Equitable Principles and Legal Title
The Court reiterated that equitable relief, such as specific performance, cannot be granted if the party seeking it does not meet the necessary equitable standards. Given that the Brewing Company held the legal title to the property following its conveyance from Marks, the Court found it inappropriate to compel the Brewing Company to surrender its property rights. The Court recognized that while it might have the ability to refuse to enforce the Brewing Company’s option in favor of Marks, it could not disrupt a legal title already acquired under the circumstances that involved a lack of good faith on the part of Brywczynski. Thus, the Court concluded that the principles of equity favored the Brewing Company in retaining its legal title to the property.
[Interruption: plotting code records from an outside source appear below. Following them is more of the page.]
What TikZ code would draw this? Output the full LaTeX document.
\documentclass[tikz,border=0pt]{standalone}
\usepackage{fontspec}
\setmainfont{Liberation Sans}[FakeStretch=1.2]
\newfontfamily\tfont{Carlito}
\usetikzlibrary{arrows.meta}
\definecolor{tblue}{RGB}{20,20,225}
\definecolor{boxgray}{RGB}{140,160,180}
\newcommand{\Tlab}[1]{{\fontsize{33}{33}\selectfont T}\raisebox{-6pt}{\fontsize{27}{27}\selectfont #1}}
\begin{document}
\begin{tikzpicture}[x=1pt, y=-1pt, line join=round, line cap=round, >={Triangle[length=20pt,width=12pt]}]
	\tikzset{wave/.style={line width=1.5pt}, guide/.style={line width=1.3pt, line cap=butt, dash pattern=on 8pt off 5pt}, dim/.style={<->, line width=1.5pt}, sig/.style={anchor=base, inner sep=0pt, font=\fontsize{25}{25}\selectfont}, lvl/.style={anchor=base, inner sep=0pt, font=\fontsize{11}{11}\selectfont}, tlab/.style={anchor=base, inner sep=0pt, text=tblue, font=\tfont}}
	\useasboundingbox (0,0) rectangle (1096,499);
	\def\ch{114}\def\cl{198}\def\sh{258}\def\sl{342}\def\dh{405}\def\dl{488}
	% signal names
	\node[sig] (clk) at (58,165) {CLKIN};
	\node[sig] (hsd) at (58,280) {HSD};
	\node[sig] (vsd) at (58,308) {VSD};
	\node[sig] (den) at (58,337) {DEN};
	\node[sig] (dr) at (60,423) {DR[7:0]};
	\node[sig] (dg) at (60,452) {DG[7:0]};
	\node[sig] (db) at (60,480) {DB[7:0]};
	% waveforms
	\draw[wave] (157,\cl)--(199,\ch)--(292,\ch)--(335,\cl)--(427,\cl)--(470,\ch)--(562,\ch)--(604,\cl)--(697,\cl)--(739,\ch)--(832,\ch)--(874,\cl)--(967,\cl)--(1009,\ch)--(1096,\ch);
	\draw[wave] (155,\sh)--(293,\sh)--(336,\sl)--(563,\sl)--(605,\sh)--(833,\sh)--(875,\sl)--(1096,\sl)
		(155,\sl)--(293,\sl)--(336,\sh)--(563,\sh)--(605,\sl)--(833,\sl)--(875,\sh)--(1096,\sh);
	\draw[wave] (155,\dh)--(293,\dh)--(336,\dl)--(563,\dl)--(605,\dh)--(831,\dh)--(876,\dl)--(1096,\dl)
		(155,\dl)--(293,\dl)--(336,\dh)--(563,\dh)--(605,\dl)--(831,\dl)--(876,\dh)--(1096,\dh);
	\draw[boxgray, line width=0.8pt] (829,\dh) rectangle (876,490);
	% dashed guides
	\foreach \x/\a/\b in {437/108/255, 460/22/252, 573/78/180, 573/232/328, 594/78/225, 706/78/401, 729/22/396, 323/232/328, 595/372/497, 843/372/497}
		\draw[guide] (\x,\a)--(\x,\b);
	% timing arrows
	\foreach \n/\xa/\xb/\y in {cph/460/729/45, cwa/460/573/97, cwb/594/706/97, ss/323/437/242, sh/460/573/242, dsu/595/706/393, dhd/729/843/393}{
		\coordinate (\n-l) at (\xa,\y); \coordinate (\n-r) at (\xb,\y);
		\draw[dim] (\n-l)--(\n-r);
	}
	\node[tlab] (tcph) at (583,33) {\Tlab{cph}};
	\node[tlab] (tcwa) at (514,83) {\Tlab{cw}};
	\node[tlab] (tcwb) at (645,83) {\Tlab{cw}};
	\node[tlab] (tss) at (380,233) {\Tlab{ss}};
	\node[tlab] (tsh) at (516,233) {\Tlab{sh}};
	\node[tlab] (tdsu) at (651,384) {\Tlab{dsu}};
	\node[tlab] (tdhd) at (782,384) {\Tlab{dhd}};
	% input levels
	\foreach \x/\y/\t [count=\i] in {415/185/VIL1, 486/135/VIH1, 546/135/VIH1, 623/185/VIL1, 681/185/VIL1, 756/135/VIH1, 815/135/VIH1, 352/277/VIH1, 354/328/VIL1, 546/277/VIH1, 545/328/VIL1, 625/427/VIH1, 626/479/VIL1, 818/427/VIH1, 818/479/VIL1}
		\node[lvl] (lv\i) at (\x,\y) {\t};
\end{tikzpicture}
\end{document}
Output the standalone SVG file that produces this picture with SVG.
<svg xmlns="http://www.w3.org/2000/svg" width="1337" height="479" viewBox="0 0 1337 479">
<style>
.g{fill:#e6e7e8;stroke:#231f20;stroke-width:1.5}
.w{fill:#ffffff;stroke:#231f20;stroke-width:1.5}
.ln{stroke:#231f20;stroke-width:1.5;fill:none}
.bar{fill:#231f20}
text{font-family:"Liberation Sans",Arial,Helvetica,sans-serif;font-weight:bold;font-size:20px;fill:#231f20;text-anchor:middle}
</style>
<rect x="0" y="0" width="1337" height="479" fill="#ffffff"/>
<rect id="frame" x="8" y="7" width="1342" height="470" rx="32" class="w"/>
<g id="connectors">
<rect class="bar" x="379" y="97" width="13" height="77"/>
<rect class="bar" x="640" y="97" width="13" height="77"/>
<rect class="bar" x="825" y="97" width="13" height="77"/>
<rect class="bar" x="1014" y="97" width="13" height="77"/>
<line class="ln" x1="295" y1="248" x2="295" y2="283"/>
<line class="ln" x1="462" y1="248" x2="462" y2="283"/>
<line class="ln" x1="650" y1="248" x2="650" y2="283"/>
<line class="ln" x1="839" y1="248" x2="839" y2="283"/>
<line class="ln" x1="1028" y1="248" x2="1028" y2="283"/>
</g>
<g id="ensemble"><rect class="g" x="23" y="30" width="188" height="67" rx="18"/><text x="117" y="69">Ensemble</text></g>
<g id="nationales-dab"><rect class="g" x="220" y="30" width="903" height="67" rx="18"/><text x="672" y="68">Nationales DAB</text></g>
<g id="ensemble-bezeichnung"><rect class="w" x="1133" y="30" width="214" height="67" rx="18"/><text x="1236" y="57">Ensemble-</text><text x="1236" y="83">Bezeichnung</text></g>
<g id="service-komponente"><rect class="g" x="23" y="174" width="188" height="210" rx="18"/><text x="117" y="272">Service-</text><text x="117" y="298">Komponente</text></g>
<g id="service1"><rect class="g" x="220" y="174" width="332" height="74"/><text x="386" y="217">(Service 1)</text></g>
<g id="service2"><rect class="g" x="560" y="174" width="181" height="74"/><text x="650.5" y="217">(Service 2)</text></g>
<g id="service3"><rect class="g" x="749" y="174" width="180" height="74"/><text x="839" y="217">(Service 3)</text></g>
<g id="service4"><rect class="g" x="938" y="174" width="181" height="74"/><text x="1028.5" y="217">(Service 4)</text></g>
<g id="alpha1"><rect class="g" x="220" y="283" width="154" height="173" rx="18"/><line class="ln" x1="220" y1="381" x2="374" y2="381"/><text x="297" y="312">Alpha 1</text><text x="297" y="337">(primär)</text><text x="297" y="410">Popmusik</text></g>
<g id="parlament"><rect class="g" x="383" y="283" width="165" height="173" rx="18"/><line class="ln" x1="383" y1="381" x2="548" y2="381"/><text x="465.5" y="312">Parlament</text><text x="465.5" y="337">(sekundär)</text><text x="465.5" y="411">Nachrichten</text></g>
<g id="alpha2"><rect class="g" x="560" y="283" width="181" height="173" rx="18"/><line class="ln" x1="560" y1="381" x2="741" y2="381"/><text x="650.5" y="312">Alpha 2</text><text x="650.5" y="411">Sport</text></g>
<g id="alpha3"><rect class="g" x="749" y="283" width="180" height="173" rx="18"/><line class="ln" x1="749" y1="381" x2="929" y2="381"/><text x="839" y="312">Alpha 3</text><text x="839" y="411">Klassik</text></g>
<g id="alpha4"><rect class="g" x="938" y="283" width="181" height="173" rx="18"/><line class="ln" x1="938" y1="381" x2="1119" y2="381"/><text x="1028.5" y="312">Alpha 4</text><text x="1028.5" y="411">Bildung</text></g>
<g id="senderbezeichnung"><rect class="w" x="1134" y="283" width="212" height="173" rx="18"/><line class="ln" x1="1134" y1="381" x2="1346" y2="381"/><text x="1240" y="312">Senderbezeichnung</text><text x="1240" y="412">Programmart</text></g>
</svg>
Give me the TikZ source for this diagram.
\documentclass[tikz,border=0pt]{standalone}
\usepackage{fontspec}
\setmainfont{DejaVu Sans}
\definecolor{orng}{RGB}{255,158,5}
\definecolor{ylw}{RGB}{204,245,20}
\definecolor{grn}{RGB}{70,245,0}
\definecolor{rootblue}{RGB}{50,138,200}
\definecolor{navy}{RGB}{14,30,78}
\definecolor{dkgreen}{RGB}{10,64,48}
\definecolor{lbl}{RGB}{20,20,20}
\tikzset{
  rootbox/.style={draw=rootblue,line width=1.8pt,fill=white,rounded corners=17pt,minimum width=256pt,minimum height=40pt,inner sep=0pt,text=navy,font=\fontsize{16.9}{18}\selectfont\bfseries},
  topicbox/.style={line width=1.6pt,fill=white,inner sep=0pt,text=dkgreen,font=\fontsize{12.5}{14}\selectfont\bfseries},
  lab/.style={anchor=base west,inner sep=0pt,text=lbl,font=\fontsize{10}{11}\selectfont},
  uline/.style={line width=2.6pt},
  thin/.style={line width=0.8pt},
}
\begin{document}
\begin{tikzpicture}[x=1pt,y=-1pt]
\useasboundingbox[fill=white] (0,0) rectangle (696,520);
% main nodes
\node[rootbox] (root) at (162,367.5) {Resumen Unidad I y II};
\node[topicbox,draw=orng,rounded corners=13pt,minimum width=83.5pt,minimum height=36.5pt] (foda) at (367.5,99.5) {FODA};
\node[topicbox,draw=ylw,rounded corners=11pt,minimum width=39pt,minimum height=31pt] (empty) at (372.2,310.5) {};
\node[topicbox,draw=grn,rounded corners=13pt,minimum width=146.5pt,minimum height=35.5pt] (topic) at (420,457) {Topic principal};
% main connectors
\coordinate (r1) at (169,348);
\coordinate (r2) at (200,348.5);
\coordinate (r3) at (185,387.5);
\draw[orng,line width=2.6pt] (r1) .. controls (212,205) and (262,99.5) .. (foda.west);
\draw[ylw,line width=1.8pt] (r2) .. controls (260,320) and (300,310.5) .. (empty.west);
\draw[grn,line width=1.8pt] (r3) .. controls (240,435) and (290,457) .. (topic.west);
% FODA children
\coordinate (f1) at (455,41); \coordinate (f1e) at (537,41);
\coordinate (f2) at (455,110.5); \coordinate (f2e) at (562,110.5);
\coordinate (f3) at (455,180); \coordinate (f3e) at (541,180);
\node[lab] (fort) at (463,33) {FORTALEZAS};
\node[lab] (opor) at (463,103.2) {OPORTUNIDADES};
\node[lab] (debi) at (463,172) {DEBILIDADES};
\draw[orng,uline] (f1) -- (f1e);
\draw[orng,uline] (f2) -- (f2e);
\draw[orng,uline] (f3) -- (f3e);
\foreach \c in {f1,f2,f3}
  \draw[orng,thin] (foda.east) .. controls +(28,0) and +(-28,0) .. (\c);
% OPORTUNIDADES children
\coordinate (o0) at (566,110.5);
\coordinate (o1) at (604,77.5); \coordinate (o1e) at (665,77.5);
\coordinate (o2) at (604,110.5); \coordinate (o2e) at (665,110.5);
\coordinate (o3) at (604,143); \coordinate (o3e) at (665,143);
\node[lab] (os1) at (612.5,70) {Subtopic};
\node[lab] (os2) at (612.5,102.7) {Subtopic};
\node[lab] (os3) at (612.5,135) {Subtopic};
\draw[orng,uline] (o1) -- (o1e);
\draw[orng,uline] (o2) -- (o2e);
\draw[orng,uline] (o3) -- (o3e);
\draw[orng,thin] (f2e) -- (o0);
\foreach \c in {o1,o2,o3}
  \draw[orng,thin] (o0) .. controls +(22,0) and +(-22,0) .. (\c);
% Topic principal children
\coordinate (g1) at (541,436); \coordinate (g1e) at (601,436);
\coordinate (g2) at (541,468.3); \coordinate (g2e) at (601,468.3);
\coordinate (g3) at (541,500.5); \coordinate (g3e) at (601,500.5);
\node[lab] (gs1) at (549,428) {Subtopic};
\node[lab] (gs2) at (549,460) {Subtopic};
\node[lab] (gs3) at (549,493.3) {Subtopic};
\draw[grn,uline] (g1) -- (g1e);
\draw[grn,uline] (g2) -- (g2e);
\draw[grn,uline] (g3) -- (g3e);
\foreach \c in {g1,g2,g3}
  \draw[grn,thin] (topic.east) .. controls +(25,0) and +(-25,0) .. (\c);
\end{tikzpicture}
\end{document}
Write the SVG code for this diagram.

Conclusion and Dismissal of the Bill
In conclusion, the Court determined that Brywczynski's request for specific performance should be denied due to his lack of good faith and the circumstances surrounding the transaction. The Court reversed the lower court's decree that had favored Brywczynski and dismissed his bill of complaint, emphasizing that he failed to meet the equitable standards required for such relief. This decision reinforced the legal principle that a party seeking specific performance must act with transparency and integrity throughout the transaction. The Court's ruling ultimately underscored the importance of good faith in contractual dealings and the necessity for parties to respect existing legal rights when entering into agreements.